• [DIRECTIONS]
Locate every line in the material below that has the word "code". Copy each of those lines.

• [SOURCE EXCERPT]
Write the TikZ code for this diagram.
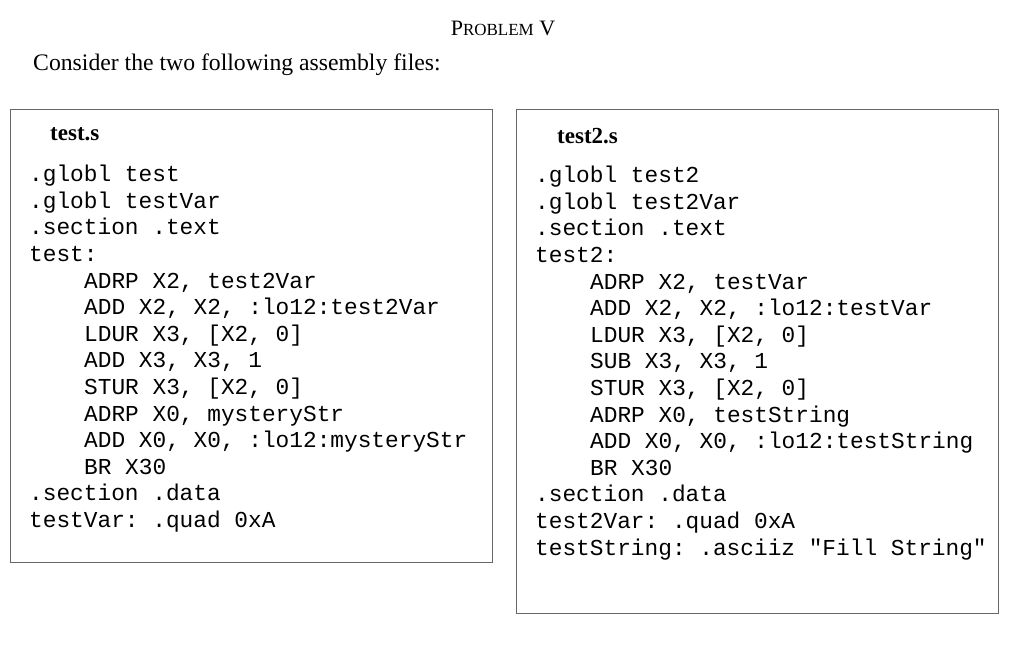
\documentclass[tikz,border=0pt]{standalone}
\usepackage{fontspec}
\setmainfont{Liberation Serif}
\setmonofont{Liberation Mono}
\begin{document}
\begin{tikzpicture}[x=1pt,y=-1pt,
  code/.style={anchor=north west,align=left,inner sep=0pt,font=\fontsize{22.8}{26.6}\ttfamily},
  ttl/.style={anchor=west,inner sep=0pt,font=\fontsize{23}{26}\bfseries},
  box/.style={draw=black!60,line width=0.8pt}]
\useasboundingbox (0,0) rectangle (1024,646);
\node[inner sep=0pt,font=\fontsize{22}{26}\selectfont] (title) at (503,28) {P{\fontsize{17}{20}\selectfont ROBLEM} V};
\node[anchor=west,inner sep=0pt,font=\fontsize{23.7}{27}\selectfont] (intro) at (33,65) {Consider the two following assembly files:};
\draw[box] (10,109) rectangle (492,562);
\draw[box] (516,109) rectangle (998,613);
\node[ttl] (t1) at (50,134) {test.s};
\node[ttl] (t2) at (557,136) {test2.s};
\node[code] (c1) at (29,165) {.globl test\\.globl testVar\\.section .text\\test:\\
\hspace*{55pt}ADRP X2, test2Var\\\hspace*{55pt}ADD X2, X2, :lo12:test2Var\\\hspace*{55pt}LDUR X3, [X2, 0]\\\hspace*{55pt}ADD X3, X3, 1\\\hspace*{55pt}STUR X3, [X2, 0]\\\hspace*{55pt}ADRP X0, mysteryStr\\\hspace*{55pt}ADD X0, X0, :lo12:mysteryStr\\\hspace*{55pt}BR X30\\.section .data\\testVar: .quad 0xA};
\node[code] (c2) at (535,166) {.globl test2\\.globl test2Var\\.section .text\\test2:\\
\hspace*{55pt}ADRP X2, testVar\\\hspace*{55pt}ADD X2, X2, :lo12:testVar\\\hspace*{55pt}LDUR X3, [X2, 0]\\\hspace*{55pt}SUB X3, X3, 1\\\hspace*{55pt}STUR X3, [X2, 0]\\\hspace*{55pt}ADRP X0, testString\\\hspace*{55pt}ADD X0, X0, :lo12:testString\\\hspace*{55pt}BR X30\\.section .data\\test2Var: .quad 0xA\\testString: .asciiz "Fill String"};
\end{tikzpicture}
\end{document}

• [SOLUTION TO THIS TASK]
Write the TikZ code for this diagram.
  code/.style={anchor=north west,align=left,inner sep=0pt,font=\fontsize{22.8}{26.6}\ttfamily},
\node[code] (c1) at (29,165) {.globl test\\.globl testVar\\.section .text\\test:\\
\node[code] (c2) at (535,166) {.globl test2\\.globl test2Var\\.section .text\\test2:\\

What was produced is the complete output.